My boyfriend Will asked me once if I wanted to “do it”, which was nice of him, but I declined. I knew where babies came from – I was sixteen and hanging with a rock star for God’s sake – but as for the ins and outs of “it” and the very real truth, as I was later to discover, that “it” can be wonderful, I didn’t have a clue. I’d flicked through the A to Z of Sex at the all girls’ school I’d unfortunately been awarded a scholarship to, yet the only information I gleaned from it was that an orgasm was “an involuntary reaction – a bit like sneezing.” Consequently, every time somebody blessed me, I wondered if it was because I’d had a big O. So, unfortunately for willing Will, both my flesh and spirit were too weak for any “doing” of “it”.
The first guy who did eventually manage to persuade me to “do it” was a guy my two brothers chose to nickname “Pongo”. I never did find out why they bestowed the name Pongo on him because he didn’t smell; if anything, they should have called him “Quicko”. He possessed a remarkable double-edged sword: incapable of wielding it and waving it around for longer than a few seconds, yet more than ready and willing to spring back into action and thrust it at me again and again. Sometimes we’d end up playing seven or eight games of Excalibur a night. Not that I’m comparing myself to a stone.

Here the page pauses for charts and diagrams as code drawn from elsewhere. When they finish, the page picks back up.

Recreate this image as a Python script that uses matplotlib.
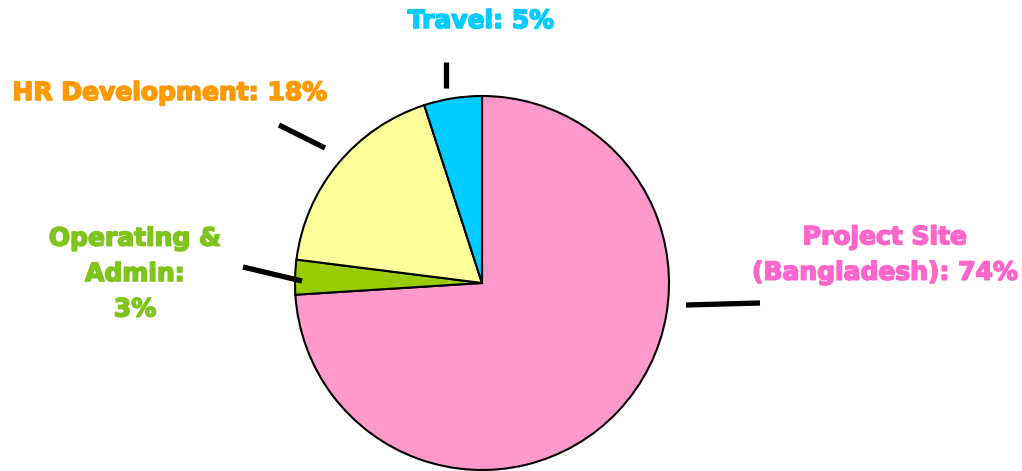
import matplotlib.pyplot as plt
import matplotlib.patheffects as pe

labels = ['Project Site\n(Bangladesh): 74%', 'Operating &\nAdmin:\n3%', 'HR Development: 18%', 'Travel: 5%']
values = [74, 3, 18, 5]
colors = ['#FF99CC', '#99CC00', '#FFFF99', '#00CCFF']
text_colors = ['#FF66CC', '#7FC41C', '#FF9900', '#00CCFF']

# pixel layout of the original picture (center of pie and radius)
CX, CY, R = 482, 283, 187


def px(x, y):
    return (x - CX) / R, (CY - y) / R


# label centers and leader lines, in pixels
label_pos = [(885, 255), (135, 274), (170, 93), (481, 21)]
leaders = [((686, 305), (760, 303)), ((243, 267), (302, 281)),
           ((279, 125), (325, 148)), ((446, 62), (446, 88))]

fig = plt.figure(figsize=(10.22, 4.71), dpi=100)
ax = fig.add_axes([0, 0, 1, 1])

ax.pie(values, colors=colors, startangle=90, counterclock=False, radius=1,
       wedgeprops=dict(edgecolor='black', linewidth=1.5))

for lab, c, (x, y) in zip(labels, text_colors, label_pos):
    ax.text(*px(x, y), lab, color=c, ha='center', va='center',
            fontsize=18, fontweight='heavy', family='DejaVu Sans',
            linespacing=1.6,
            path_effects=[pe.withStroke(linewidth=1.2, foreground=c)])

for (a, b) in leaders:
    p, q = px(*a), px(*b)
    ax.plot([p[0], q[0]], [p[1], q[1]], color='black', lw=3.8, solid_capstyle='butt')

ax.set_xlim(-CX / R, (1022 - CX) / R)
ax.set_ylim(-(471 - CY) / R, CY / R)
ax.set_aspect('auto')
ax.axis('off')

fig.savefig('out.png', dpi=100)
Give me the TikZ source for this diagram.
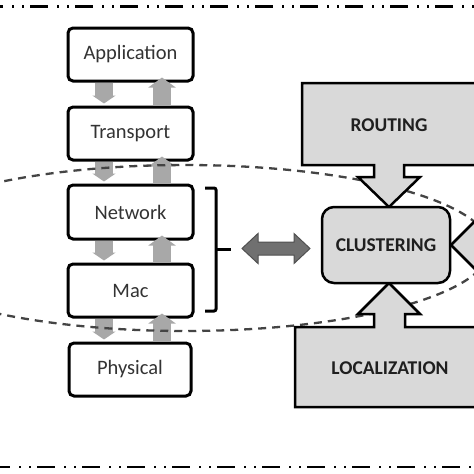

He also opened my eyes, ears and every other part of my anatomy to sex and just how adventurous and exciting it could be. And when I say “ears”, I do actually mean it, because he used to love coming in them. The first time he did it was on Valentine’s Day, almost deafening me in the process and not because of his groan of pleasure. I couldn’t hear him for one. What a romantic present to give to a seventeen-year-old sexual novice such as I: “Roses are red, violets are blue, I love your ears, and this is for you.” Er, pardon? So that was one of many of Pongo’s “things”. I never did ask him what he got out of it, but, to this day, I can’t use those cotton wool buds on blue plastic sticks without chuckling.